> [Stated exercise] Write out all the lines again, precisely as they stand, but without the images.
>>>
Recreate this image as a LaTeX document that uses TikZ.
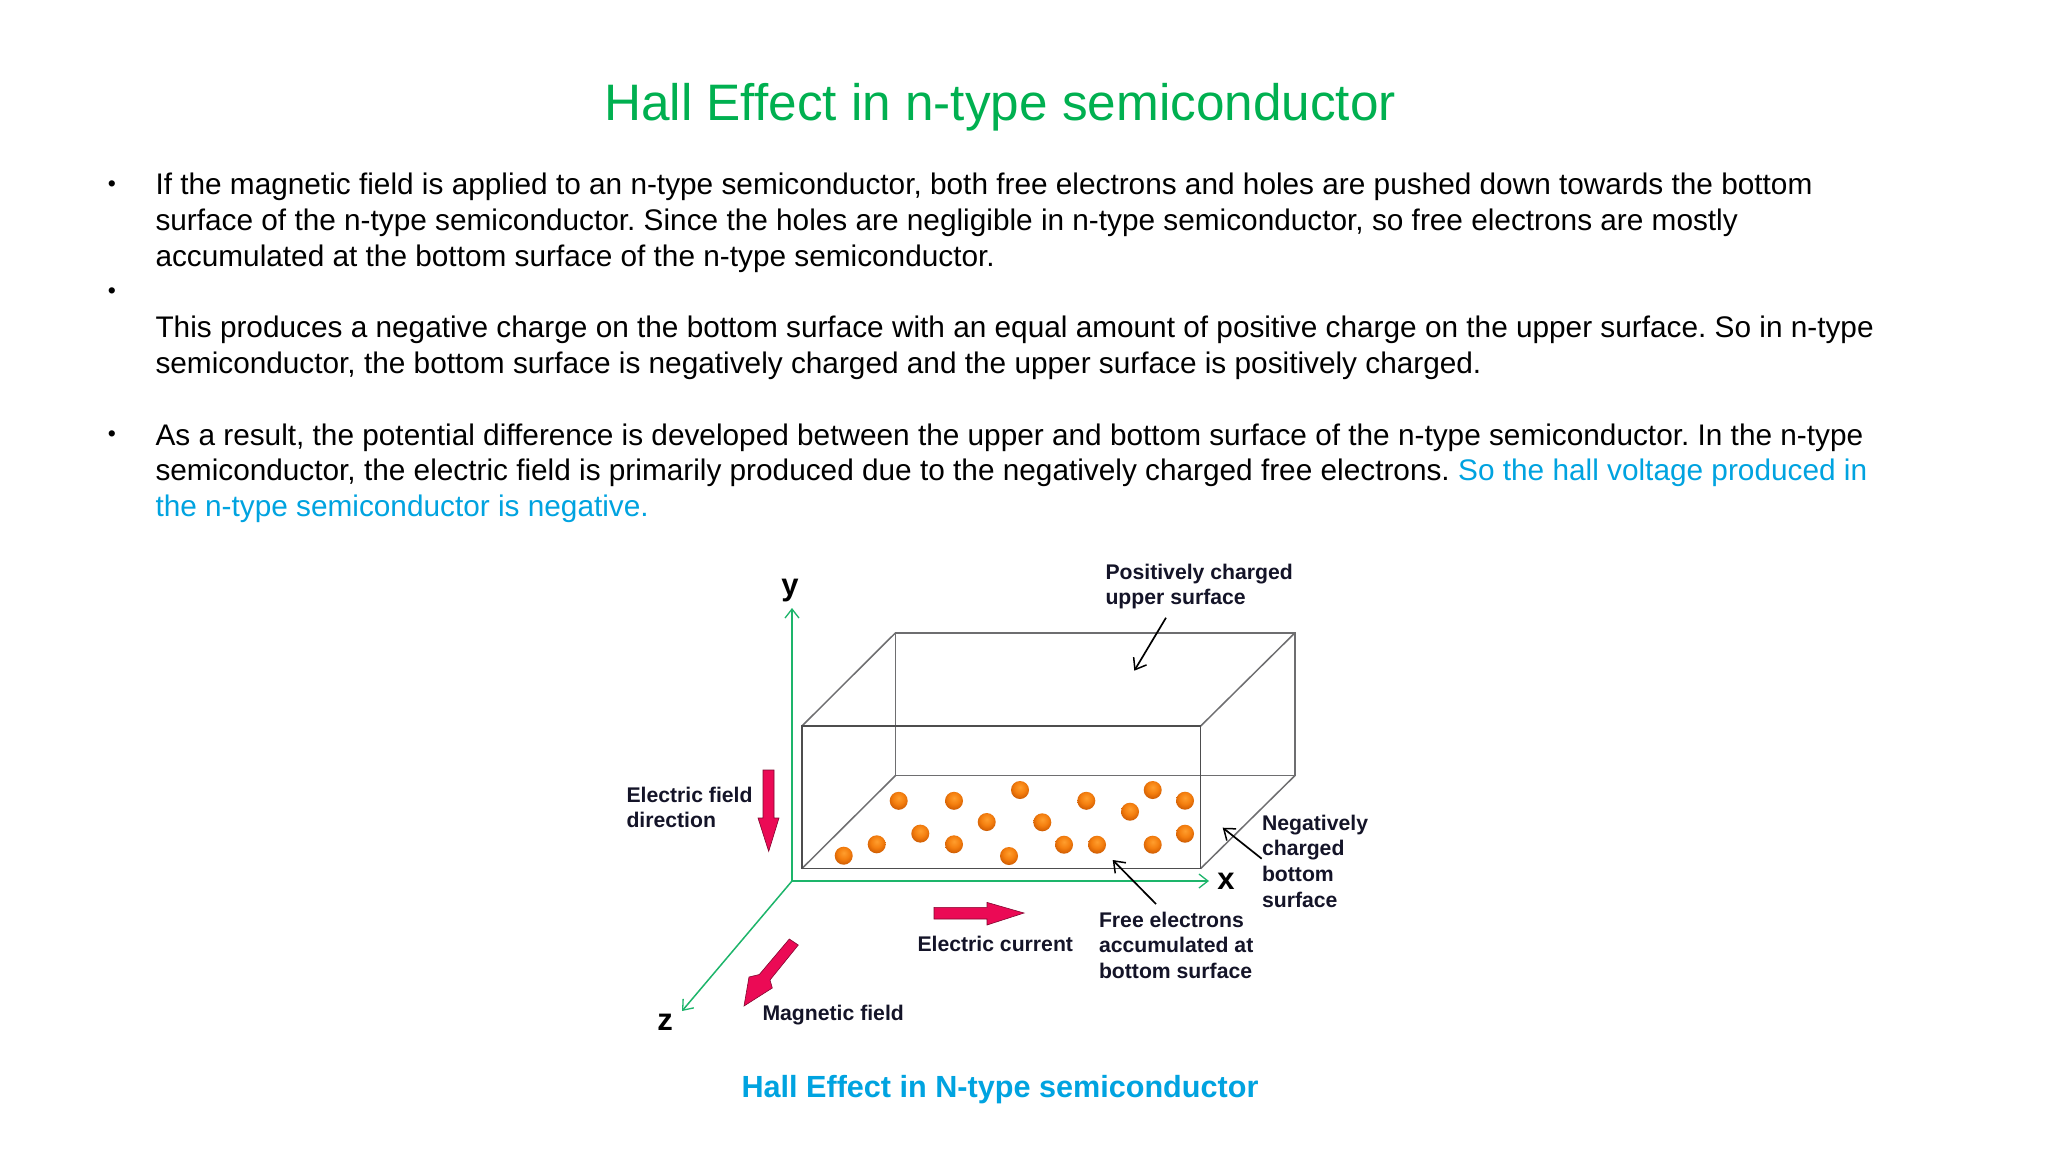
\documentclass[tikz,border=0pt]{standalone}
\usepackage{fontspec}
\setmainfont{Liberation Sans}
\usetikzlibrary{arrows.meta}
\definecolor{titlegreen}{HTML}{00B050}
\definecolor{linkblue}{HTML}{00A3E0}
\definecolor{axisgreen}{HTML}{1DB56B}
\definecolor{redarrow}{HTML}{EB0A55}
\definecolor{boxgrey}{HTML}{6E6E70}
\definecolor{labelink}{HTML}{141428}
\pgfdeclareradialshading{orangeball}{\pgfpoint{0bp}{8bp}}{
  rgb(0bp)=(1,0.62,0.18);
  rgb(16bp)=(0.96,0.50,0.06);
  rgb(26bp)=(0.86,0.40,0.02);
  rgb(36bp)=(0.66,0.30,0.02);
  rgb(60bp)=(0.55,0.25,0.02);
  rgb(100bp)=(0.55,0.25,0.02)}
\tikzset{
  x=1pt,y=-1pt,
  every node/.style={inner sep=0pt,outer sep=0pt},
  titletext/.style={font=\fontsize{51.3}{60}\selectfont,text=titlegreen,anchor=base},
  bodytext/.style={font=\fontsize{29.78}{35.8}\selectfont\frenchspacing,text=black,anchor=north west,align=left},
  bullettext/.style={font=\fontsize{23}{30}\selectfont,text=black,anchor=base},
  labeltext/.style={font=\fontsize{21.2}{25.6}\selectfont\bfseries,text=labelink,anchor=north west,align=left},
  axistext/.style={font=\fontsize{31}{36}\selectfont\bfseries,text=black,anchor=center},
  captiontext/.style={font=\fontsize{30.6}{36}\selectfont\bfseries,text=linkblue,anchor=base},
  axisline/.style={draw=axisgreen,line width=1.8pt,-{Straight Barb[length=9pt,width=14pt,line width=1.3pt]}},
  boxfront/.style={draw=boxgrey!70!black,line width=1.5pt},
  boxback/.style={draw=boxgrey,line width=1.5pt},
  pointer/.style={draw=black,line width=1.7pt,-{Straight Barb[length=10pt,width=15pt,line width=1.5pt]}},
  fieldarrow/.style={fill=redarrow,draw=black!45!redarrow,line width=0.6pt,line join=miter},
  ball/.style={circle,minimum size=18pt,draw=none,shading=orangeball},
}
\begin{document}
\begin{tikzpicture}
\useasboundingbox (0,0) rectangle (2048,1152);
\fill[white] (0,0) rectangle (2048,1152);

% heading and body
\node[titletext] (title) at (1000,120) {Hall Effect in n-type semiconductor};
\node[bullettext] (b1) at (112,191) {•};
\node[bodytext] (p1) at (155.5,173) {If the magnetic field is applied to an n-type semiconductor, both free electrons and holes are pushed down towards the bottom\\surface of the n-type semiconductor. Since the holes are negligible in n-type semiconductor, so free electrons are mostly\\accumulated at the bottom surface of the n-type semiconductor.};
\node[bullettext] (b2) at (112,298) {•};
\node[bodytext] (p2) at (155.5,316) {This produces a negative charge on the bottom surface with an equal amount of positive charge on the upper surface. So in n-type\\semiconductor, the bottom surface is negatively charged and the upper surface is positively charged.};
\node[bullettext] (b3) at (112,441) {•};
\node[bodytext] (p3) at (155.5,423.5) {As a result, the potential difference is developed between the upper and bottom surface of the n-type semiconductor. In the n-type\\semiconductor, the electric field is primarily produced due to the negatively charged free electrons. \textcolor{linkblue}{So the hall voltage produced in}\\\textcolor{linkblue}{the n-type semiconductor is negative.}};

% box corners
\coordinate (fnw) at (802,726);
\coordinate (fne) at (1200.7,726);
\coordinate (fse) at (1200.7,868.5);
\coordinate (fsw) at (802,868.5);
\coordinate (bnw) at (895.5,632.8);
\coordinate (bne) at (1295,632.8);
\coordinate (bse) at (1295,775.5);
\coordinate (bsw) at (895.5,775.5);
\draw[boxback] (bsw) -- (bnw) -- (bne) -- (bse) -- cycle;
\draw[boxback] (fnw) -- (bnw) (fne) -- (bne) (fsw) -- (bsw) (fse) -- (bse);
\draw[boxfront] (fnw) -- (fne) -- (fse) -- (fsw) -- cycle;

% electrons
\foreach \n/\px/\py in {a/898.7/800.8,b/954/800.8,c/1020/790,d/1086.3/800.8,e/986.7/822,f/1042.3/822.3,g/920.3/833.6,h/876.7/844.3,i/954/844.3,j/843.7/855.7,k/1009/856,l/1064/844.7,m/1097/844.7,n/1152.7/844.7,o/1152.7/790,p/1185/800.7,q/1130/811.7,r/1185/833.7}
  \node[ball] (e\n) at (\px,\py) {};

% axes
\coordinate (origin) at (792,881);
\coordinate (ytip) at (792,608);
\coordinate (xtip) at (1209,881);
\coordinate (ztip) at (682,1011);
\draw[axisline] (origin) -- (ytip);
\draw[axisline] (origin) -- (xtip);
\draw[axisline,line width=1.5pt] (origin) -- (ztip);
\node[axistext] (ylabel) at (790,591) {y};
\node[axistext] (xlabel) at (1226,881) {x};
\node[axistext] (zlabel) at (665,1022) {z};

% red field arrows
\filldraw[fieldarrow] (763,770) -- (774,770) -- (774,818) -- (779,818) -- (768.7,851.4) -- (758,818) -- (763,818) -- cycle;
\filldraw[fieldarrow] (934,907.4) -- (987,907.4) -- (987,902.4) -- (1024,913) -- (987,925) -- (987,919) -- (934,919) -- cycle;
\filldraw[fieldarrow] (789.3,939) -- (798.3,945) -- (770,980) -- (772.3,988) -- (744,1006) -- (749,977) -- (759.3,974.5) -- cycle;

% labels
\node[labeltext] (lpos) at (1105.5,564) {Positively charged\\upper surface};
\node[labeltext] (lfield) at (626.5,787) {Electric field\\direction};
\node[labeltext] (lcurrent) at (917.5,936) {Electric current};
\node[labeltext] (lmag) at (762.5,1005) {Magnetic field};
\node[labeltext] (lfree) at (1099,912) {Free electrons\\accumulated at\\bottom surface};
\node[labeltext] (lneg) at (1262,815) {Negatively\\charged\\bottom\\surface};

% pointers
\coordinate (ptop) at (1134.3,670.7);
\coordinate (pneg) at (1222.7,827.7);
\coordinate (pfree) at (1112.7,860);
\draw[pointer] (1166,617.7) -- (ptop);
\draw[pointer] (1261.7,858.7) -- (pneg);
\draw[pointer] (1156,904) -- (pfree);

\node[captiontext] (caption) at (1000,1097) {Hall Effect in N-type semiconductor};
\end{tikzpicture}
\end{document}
<<<
> [Written solution]
Recreate this image as a LaTeX document that uses TikZ.
\documentclass[tikz,border=0pt]{standalone}
\usepackage{fontspec}
\setmainfont{Liberation Sans}
\usetikzlibrary{arrows.meta}
\definecolor{titlegreen}{HTML}{00B050}
\definecolor{linkblue}{HTML}{00A3E0}
\definecolor{axisgreen}{HTML}{1DB56B}
\definecolor{redarrow}{HTML}{EB0A55}
\definecolor{boxgrey}{HTML}{6E6E70}
\definecolor{labelink}{HTML}{141428}
\pgfdeclareradialshading{orangeball}{\pgfpoint{0bp}{8bp}}{
  rgb(0bp)=(1,0.62,0.18);
  rgb(16bp)=(0.96,0.50,0.06);
  rgb(26bp)=(0.86,0.40,0.02);
  rgb(36bp)=(0.66,0.30,0.02);
  rgb(60bp)=(0.55,0.25,0.02);
  rgb(100bp)=(0.55,0.25,0.02)}
\tikzset{
  x=1pt,y=-1pt,
  every node/.style={inner sep=0pt,outer sep=0pt},
  titletext/.style={font=\fontsize{51.3}{60}\selectfont,text=titlegreen,anchor=base},
  bodytext/.style={font=\fontsize{29.78}{35.8}\selectfont\frenchspacing,text=black,anchor=north west,align=left},
  bullettext/.style={font=\fontsize{23}{30}\selectfont,text=black,anchor=base},
  labeltext/.style={font=\fontsize{21.2}{25.6}\selectfont\bfseries,text=labelink,anchor=north west,align=left},
  axistext/.style={font=\fontsize{31}{36}\selectfont\bfseries,text=black,anchor=center},
  captiontext/.style={font=\fontsize{30.6}{36}\selectfont\bfseries,text=linkblue,anchor=base},
  axisline/.style={draw=axisgreen,line width=1.8pt,-{Straight Barb[length=9pt,width=14pt,line width=1.3pt]}},
  boxfront/.style={draw=boxgrey!70!black,line width=1.5pt},
  boxback/.style={draw=boxgrey,line width=1.5pt},
  pointer/.style={draw=black,line width=1.7pt,-{Straight Barb[length=10pt,width=15pt,line width=1.5pt]}},
  fieldarrow/.style={fill=redarrow,draw=black!45!redarrow,line width=0.6pt,line join=miter},
  ball/.style={circle,minimum size=18pt,draw=none,shading=orangeball},
}
\begin{document}
\begin{tikzpicture}
\useasboundingbox (0,0) rectangle (2048,1152);
\fill[white] (0,0) rectangle (2048,1152);

% heading and body
\node[titletext] (title) at (1000,120) {Hall Effect in n-type semiconductor};
\node[bullettext] (b1) at (112,191) {•};
\node[bodytext] (p1) at (155.5,173) {If the magnetic field is applied to an n-type semiconductor, both free electrons and holes are pushed down towards the bottom\\surface of the n-type semiconductor. Since the holes are negligible in n-type semiconductor, so free electrons are mostly\\accumulated at the bottom surface of the n-type semiconductor.};
\node[bullettext] (b2) at (112,298) {•};
\node[bodytext] (p2) at (155.5,316) {This produces a negative charge on the bottom surface with an equal amount of positive charge on the upper surface. So in n-type\\semiconductor, the bottom surface is negatively charged and the upper surface is positively charged.};
\node[bullettext] (b3) at (112,441) {•};
\node[bodytext] (p3) at (155.5,423.5) {As a result, the potential difference is developed between the upper and bottom surface of the n-type semiconductor. In the n-type\\semiconductor, the electric field is primarily produced due to the negatively charged free electrons. \textcolor{linkblue}{So the hall voltage produced in}\\\textcolor{linkblue}{the n-type semiconductor is negative.}};

% box corners
\coordinate (fnw) at (802,726);
\coordinate (fne) at (1200.7,726);
\coordinate (fse) at (1200.7,868.5);
\coordinate (fsw) at (802,868.5);
\coordinate (bnw) at (895.5,632.8);
\coordinate (bne) at (1295,632.8);
\coordinate (bse) at (1295,775.5);
\coordinate (bsw) at (895.5,775.5);
\draw[boxback] (bsw) -- (bnw) -- (bne) -- (bse) -- cycle;
\draw[boxback] (fnw) -- (bnw) (fne) -- (bne) (fsw) -- (bsw) (fse) -- (bse);
\draw[boxfront] (fnw) -- (fne) -- (fse) -- (fsw) -- cycle;

% electrons
\foreach \n/\px/\py in {a/898.7/800.8,b/954/800.8,c/1020/790,d/1086.3/800.8,e/986.7/822,f/1042.3/822.3,g/920.3/833.6,h/876.7/844.3,i/954/844.3,j/843.7/855.7,k/1009/856,l/1064/844.7,m/1097/844.7,n/1152.7/844.7,o/1152.7/790,p/1185/800.7,q/1130/811.7,r/1185/833.7}
  \node[ball] (e\n) at (\px,\py) {};

% axes
\coordinate (origin) at (792,881);
\coordinate (ytip) at (792,608);
\coordinate (xtip) at (1209,881);
\coordinate (ztip) at (682,1011);
\draw[axisline] (origin) -- (ytip);
\draw[axisline] (origin) -- (xtip);
\draw[axisline,line width=1.5pt] (origin) -- (ztip);
\node[axistext] (ylabel) at (790,591) {y};
\node[axistext] (xlabel) at (1226,881) {x};
\node[axistext] (zlabel) at (665,1022) {z};

% red field arrows
\filldraw[fieldarrow] (763,770) -- (774,770) -- (774,818) -- (779,818) -- (768.7,851.4) -- (758,818) -- (763,818) -- cycle;
\filldraw[fieldarrow] (934,907.4) -- (987,907.4) -- (987,902.4) -- (1024,913) -- (987,925) -- (987,919) -- (934,919) -- cycle;
\filldraw[fieldarrow] (789.3,939) -- (798.3,945) -- (770,980) -- (772.3,988) -- (744,1006) -- (749,977) -- (759.3,974.5) -- cycle;

% labels
\node[labeltext] (lpos) at (1105.5,564) {Positively charged\\upper surface};
\node[labeltext] (lfield) at (626.5,787) {Electric field\\direction};
\node[labeltext] (lcurrent) at (917.5,936) {Electric current};
\node[labeltext] (lmag) at (762.5,1005) {Magnetic field};
\node[labeltext] (lfree) at (1099,912) {Free electrons\\accumulated at\\bottom surface};
\node[labeltext] (lneg) at (1262,815) {Negatively\\charged\\bottom\\surface};

% pointers
\coordinate (ptop) at (1134.3,670.7);
\coordinate (pneg) at (1222.7,827.7);
\coordinate (pfree) at (1112.7,860);
\draw[pointer] (1166,617.7) -- (ptop);
\draw[pointer] (1261.7,858.7) -- (pneg);
\draw[pointer] (1156,904) -- (pfree);

\node[captiontext] (caption) at (1000,1097) {Hall Effect in N-type semiconductor};
\end{tikzpicture}
\end{document}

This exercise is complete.